EXERCISE: Extract each line containing the string "this".

─── TASK INPUTS

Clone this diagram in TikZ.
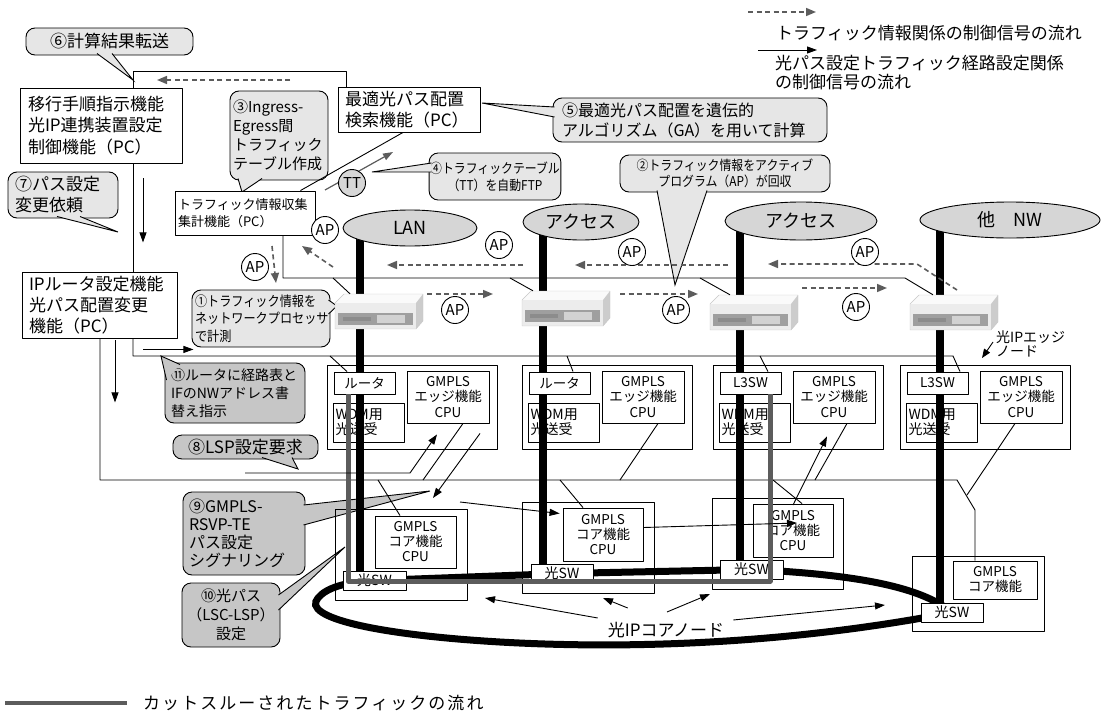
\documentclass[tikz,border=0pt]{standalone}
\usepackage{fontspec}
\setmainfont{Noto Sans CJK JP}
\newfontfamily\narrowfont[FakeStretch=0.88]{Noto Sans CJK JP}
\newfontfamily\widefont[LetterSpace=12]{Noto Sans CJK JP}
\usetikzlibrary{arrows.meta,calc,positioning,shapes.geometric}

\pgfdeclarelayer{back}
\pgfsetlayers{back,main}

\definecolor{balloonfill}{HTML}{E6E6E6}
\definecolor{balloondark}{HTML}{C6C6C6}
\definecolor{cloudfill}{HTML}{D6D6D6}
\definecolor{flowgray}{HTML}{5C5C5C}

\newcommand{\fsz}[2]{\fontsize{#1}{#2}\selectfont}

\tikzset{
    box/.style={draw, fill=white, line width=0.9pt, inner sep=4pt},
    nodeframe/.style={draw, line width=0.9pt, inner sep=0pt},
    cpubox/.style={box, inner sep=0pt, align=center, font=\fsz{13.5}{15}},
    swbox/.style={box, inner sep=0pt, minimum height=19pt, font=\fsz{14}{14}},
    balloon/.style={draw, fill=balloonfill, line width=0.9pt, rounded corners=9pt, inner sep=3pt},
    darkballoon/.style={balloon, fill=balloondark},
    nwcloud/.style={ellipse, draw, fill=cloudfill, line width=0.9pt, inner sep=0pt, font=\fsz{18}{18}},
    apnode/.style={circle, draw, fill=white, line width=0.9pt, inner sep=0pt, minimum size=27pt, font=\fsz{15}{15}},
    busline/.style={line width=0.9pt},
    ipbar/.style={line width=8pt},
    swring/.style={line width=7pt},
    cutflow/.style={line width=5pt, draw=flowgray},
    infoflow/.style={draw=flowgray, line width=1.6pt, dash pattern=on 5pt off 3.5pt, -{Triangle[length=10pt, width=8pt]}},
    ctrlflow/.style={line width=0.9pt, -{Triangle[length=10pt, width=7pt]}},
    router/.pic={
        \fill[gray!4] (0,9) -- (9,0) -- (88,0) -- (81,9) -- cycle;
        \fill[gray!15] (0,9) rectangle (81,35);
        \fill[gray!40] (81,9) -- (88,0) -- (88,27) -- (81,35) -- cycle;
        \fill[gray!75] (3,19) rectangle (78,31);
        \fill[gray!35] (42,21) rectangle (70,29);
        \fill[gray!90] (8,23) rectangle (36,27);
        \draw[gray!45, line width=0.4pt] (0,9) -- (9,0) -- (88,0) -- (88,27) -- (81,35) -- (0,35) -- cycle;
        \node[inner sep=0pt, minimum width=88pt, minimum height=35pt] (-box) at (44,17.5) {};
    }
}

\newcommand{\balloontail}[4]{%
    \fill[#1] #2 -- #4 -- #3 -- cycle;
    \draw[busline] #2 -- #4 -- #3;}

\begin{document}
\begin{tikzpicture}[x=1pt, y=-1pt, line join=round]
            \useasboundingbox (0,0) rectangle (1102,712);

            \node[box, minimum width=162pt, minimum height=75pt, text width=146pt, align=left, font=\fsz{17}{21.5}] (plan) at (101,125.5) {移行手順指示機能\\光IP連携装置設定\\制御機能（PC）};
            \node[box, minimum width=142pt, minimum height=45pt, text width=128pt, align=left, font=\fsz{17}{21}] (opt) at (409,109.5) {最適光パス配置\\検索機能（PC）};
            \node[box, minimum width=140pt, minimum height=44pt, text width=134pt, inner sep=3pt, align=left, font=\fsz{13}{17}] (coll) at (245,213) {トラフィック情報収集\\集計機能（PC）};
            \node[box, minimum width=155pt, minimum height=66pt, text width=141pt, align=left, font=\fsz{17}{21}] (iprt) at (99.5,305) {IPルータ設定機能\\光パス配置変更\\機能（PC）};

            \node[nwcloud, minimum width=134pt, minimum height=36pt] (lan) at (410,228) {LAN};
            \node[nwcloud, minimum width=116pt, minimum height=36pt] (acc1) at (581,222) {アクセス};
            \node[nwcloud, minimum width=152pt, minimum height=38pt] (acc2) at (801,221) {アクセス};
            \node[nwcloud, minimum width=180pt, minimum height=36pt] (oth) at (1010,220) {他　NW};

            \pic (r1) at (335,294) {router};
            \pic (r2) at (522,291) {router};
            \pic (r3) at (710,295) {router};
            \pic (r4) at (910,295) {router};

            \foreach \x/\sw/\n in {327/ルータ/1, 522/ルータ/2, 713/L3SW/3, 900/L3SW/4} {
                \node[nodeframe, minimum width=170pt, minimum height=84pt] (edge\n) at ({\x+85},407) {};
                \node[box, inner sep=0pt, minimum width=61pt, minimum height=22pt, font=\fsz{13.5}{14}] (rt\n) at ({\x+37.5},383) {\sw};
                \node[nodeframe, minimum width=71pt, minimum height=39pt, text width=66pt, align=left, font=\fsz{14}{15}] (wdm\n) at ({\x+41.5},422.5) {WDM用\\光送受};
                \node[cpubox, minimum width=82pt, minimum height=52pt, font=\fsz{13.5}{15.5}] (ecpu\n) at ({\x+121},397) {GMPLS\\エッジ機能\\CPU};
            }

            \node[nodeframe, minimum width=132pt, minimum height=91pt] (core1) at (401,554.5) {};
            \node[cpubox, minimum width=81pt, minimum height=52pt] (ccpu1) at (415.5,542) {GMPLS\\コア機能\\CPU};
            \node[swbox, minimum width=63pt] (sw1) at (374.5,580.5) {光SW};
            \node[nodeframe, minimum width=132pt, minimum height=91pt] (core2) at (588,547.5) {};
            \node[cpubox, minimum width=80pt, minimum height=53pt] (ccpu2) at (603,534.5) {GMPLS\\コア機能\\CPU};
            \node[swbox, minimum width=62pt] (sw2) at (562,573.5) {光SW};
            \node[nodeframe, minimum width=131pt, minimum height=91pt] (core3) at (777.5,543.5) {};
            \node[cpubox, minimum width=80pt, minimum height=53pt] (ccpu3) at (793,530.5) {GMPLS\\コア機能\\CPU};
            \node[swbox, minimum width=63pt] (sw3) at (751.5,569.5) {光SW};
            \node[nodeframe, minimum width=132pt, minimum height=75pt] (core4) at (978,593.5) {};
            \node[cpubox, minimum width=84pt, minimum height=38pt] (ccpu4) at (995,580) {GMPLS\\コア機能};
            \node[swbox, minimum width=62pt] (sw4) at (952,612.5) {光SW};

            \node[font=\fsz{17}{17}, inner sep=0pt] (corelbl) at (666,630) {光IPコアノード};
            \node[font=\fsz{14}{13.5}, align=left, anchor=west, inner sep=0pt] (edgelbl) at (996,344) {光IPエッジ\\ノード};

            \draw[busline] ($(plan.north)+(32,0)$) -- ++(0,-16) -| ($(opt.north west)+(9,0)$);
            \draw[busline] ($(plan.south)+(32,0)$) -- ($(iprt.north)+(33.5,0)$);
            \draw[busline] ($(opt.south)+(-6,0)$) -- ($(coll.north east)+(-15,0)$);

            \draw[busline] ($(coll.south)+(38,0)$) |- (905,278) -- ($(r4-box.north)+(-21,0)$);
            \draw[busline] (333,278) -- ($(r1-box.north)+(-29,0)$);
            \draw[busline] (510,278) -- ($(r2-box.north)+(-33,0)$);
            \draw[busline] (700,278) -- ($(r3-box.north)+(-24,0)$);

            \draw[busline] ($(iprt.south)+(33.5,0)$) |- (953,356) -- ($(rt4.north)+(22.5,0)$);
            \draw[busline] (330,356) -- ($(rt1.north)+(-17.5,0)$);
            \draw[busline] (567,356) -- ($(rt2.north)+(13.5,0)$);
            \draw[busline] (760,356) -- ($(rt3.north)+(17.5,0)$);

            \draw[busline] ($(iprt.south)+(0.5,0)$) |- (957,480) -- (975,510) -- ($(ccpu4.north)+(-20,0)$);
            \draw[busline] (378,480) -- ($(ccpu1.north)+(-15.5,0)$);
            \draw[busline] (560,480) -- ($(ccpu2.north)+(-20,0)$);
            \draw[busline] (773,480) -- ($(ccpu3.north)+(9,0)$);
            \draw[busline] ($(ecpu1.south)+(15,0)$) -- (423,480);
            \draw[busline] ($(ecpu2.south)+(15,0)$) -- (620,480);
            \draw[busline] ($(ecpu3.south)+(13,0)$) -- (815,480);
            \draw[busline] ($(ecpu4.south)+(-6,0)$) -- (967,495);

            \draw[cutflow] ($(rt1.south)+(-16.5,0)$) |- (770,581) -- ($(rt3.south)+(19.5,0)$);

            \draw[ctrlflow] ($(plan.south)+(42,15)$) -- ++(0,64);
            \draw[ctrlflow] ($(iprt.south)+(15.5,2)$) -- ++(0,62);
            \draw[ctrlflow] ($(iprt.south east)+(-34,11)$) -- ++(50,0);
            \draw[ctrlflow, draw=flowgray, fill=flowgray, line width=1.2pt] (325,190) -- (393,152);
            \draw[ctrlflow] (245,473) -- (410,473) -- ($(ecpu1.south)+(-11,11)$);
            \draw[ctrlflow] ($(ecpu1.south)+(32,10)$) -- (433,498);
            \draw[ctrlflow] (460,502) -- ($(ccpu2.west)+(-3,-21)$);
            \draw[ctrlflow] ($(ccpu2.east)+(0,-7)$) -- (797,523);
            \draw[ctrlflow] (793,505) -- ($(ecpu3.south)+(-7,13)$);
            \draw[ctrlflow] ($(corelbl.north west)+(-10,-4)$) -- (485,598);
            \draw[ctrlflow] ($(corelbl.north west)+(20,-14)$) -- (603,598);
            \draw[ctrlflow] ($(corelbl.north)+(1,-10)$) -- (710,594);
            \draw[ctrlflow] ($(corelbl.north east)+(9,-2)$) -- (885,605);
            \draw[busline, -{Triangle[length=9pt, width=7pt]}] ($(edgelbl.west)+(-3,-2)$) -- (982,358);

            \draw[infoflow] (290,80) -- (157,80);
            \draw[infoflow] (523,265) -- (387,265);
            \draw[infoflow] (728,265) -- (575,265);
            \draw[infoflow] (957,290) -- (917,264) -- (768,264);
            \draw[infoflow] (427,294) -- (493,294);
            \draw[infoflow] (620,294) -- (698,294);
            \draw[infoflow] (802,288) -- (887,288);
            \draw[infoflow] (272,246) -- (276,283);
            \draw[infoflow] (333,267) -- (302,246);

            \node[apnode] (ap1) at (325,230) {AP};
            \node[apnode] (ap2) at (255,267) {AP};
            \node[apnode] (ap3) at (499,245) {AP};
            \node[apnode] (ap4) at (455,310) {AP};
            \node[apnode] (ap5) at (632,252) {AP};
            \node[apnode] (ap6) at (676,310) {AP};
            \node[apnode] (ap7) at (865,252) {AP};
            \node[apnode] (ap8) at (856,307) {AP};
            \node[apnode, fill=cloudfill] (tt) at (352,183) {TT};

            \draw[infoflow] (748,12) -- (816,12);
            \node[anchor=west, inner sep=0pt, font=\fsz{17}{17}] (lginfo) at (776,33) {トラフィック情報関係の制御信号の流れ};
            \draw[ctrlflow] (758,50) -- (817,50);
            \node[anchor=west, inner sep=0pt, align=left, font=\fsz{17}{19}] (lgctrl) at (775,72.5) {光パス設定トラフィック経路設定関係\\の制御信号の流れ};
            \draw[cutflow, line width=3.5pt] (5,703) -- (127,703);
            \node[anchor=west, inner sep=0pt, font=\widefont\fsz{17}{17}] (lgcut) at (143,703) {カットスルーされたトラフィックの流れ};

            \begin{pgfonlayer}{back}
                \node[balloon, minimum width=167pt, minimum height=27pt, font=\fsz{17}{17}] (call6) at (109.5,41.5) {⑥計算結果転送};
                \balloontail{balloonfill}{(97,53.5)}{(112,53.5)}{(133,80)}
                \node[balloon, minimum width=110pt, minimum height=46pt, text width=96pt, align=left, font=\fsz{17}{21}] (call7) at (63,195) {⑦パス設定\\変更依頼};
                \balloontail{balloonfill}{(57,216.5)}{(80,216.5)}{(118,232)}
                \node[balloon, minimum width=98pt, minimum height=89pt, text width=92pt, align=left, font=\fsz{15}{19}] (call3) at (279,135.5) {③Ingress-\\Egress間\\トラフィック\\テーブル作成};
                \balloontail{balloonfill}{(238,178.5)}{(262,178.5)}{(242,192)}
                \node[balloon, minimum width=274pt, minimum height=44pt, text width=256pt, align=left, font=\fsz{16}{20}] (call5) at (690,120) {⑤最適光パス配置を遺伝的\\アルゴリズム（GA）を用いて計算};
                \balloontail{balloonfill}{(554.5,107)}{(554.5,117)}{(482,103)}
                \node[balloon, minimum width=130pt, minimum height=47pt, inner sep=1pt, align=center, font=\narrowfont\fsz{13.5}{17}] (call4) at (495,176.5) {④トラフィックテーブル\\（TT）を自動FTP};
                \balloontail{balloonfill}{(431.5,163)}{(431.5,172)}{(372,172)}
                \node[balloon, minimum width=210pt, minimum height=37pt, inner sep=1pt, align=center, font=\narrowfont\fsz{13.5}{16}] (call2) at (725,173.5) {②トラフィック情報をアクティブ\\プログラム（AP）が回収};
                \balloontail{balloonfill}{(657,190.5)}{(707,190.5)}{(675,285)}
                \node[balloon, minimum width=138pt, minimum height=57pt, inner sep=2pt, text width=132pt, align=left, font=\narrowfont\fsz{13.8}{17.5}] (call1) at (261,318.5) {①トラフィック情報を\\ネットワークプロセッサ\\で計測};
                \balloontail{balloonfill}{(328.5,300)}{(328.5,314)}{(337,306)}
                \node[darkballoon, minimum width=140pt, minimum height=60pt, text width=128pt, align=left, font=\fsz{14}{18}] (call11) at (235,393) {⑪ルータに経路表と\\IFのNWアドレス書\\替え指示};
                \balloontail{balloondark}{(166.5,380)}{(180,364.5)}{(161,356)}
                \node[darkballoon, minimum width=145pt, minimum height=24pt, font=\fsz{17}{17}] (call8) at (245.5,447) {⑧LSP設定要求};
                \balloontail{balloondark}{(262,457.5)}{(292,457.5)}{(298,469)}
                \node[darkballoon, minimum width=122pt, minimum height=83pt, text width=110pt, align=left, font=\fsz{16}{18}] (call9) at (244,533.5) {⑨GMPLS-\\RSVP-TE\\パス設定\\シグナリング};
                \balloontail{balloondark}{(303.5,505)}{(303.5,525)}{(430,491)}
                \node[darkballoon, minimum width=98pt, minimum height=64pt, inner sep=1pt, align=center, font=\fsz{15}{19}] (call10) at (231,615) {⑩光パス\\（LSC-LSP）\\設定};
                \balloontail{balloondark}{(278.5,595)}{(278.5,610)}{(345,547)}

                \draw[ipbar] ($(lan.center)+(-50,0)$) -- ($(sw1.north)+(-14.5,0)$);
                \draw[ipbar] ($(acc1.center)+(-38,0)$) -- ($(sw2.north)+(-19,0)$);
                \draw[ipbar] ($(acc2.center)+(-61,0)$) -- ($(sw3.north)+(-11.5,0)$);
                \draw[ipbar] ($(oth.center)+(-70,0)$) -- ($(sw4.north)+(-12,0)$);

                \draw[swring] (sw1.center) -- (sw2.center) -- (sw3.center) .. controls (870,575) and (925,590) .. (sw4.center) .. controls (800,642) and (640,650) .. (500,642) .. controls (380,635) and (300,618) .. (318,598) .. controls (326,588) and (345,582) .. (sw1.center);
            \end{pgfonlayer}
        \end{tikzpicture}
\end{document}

──────
─── TASK INPUTS

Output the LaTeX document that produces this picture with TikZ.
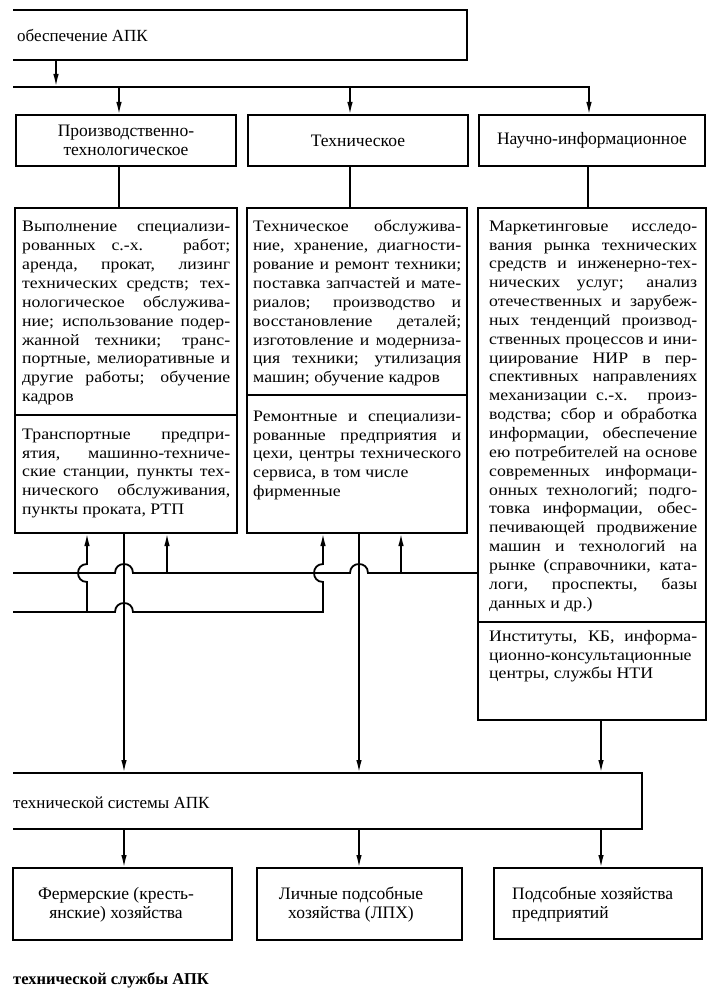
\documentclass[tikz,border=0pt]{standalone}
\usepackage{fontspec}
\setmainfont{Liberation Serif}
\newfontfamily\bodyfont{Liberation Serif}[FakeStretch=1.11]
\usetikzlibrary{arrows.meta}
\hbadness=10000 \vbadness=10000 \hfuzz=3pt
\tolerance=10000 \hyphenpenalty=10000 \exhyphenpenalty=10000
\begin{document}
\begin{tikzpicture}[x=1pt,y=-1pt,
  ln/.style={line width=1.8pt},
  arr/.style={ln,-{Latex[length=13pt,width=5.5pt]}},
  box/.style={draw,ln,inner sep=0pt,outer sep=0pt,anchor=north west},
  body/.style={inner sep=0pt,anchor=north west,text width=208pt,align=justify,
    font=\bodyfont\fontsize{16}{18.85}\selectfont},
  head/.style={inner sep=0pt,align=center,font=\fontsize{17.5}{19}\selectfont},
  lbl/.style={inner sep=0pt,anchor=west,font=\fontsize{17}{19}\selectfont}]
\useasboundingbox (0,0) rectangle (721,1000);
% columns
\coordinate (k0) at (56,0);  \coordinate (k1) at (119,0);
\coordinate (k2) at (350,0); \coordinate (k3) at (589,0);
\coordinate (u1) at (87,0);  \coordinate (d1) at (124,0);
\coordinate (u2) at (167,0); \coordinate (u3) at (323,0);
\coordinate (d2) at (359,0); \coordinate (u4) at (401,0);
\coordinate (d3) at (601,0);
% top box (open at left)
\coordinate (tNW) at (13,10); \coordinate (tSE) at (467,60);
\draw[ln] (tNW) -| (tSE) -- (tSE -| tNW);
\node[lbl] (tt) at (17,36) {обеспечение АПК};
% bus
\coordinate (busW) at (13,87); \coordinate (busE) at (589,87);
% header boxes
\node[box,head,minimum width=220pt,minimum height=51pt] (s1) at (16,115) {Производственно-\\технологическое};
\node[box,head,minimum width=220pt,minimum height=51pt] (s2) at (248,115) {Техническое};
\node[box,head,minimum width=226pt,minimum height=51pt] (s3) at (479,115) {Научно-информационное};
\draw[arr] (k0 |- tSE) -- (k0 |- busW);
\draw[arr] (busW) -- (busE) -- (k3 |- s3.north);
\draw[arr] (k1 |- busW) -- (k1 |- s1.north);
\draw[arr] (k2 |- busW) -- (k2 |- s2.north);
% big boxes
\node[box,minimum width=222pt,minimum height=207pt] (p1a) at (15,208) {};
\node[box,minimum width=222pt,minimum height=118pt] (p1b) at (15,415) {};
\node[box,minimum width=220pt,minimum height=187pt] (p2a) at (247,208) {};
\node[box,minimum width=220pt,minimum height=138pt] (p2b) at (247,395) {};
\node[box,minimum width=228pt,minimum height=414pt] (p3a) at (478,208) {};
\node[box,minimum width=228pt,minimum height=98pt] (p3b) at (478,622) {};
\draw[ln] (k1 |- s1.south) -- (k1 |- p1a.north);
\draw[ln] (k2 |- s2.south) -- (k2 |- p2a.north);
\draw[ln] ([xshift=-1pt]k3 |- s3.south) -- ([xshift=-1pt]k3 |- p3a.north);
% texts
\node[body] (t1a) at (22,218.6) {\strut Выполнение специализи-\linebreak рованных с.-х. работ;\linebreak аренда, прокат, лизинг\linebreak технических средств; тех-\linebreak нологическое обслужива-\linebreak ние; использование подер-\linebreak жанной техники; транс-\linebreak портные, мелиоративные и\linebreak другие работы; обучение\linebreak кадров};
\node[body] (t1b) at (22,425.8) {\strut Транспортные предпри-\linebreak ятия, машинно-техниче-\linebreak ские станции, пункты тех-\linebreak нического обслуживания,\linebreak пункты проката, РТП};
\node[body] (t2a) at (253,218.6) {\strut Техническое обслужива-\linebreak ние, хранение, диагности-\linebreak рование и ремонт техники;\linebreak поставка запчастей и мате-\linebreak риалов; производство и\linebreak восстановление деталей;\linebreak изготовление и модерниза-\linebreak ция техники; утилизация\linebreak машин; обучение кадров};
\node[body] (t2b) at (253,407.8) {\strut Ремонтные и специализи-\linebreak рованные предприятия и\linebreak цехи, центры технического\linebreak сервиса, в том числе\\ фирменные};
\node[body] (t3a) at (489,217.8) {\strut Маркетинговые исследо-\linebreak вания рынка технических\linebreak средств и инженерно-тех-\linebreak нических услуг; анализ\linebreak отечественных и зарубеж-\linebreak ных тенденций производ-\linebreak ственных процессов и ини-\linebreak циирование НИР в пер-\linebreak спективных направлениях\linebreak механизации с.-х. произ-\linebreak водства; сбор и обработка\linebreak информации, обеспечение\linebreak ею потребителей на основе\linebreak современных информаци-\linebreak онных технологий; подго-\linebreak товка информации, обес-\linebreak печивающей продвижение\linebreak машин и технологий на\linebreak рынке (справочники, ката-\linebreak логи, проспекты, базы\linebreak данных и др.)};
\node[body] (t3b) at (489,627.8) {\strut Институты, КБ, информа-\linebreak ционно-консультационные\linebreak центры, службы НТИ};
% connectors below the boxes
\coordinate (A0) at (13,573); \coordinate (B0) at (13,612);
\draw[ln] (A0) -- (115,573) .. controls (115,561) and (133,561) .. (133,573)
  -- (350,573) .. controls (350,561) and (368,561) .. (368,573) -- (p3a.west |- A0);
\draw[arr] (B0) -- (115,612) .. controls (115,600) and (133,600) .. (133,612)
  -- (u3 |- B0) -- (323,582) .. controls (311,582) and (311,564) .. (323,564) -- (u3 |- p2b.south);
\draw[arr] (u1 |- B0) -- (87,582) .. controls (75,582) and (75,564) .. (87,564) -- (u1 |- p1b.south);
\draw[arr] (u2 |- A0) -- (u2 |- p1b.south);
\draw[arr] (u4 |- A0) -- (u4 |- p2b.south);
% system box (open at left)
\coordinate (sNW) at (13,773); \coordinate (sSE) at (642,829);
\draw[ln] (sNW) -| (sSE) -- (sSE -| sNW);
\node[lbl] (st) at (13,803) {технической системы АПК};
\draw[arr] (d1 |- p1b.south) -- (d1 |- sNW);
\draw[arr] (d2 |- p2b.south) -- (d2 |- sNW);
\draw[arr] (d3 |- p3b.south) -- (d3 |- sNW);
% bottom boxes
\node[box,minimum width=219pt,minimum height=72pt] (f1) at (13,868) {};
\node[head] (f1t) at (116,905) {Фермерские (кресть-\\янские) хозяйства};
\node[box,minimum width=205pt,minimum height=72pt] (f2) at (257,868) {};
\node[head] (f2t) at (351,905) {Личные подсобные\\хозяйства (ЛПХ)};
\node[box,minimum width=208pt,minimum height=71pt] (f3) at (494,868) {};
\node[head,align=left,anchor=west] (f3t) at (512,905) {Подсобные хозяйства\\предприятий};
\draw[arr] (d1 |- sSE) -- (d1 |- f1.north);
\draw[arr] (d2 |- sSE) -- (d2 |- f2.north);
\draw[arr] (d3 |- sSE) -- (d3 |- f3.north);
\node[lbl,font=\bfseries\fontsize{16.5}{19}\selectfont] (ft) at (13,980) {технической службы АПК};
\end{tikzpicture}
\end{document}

──────

EXERCISE ANSWER:
Clone this diagram in TikZ.
Output the LaTeX document that produces this picture with TikZ.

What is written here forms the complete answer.